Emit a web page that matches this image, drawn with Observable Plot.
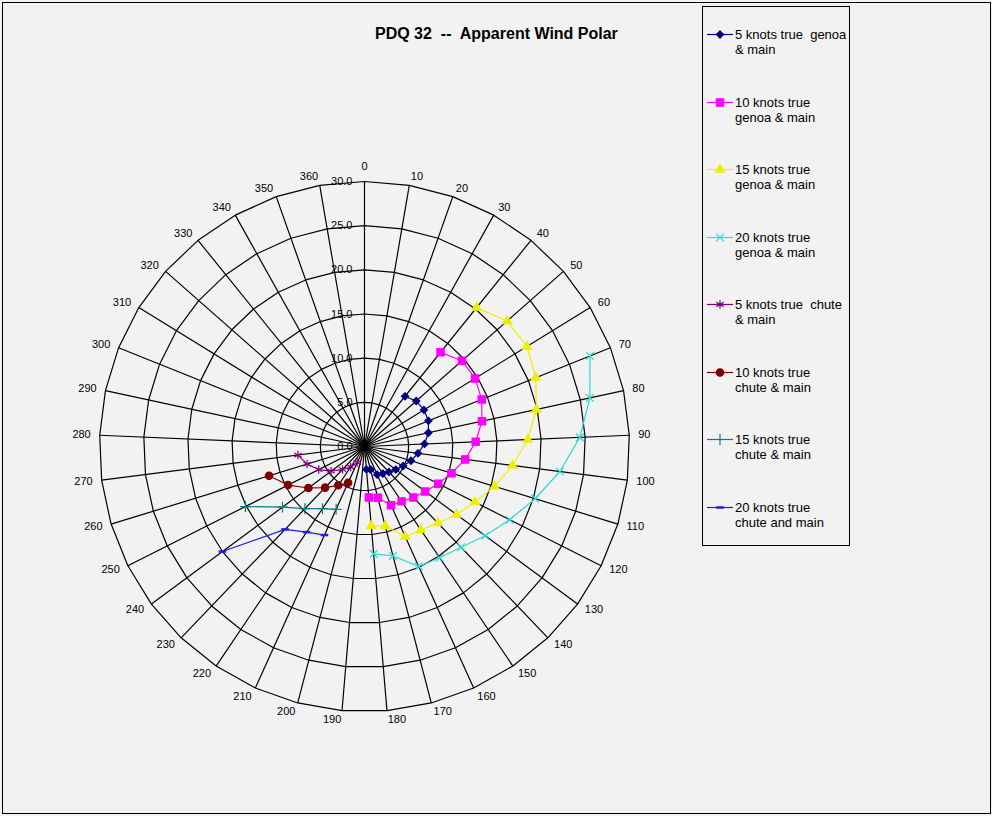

======

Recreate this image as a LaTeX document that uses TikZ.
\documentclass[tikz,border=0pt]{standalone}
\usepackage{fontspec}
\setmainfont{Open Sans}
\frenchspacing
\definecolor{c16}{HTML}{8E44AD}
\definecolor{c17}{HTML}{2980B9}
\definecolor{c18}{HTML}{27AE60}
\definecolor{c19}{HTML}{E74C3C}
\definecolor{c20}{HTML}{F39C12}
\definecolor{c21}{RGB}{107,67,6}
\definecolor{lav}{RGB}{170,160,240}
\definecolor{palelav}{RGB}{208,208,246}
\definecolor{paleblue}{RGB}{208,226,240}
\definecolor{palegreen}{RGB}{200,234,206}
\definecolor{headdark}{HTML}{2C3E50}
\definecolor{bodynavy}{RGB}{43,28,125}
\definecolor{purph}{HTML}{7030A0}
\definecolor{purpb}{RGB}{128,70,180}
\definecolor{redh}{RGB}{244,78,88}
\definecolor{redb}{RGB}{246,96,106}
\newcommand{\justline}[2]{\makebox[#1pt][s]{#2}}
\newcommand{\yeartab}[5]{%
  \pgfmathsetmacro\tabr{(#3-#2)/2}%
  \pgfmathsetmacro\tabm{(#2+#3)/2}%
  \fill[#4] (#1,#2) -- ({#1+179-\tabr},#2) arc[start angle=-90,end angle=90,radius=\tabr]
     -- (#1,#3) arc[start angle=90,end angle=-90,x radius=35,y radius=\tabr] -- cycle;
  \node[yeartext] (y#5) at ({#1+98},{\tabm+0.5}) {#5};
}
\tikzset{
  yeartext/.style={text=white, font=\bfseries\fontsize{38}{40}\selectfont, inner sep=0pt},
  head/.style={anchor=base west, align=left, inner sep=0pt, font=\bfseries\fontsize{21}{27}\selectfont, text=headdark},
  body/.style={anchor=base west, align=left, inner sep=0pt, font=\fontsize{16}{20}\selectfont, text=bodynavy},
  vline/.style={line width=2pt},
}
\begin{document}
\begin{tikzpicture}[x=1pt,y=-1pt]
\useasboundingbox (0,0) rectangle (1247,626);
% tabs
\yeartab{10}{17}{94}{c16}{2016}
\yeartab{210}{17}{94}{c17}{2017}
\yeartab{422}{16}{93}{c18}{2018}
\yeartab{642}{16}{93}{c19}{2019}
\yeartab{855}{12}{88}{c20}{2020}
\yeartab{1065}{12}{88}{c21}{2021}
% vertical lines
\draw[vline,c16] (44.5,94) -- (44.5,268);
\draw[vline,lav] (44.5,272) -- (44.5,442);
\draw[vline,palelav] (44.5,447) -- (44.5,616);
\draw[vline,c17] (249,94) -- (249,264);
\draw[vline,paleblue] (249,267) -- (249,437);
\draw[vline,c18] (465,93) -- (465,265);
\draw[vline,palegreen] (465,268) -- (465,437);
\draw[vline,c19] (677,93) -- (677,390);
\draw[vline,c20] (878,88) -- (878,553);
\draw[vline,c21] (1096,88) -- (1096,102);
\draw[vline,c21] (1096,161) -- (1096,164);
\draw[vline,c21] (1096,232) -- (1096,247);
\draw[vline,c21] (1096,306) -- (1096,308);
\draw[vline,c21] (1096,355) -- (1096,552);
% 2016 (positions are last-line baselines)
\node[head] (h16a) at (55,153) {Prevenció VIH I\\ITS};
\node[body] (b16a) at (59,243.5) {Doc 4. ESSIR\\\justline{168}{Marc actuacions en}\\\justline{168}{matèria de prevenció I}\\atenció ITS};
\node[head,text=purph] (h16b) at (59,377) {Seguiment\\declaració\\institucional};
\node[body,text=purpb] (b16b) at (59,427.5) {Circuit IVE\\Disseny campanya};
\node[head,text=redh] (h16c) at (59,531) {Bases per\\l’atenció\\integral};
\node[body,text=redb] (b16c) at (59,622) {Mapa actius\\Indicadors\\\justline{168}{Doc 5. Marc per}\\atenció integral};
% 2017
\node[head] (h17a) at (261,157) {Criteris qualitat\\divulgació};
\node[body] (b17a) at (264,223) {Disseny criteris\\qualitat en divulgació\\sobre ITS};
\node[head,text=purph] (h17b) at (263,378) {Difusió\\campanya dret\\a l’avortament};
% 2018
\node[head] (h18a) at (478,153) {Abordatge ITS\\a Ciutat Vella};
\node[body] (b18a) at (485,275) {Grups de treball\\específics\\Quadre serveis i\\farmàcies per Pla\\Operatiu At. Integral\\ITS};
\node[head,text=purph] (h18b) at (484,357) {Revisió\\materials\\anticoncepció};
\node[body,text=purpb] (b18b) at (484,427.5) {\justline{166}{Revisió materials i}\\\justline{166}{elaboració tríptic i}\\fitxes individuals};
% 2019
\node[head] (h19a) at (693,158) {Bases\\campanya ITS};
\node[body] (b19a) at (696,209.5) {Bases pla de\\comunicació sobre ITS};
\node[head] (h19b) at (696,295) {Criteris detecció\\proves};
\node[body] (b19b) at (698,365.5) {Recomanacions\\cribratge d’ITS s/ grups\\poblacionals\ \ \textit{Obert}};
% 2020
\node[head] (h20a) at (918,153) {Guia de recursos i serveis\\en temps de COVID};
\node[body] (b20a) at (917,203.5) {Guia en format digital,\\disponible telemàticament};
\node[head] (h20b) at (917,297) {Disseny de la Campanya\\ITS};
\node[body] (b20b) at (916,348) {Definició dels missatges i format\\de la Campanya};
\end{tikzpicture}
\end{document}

======

What is needed:
Search the data for the string "this" and copy each line where it appears.

Finished exercise:
Emit a web page that matches this image, drawn with Observable Plot.
Recreate this image as a LaTeX document that uses TikZ.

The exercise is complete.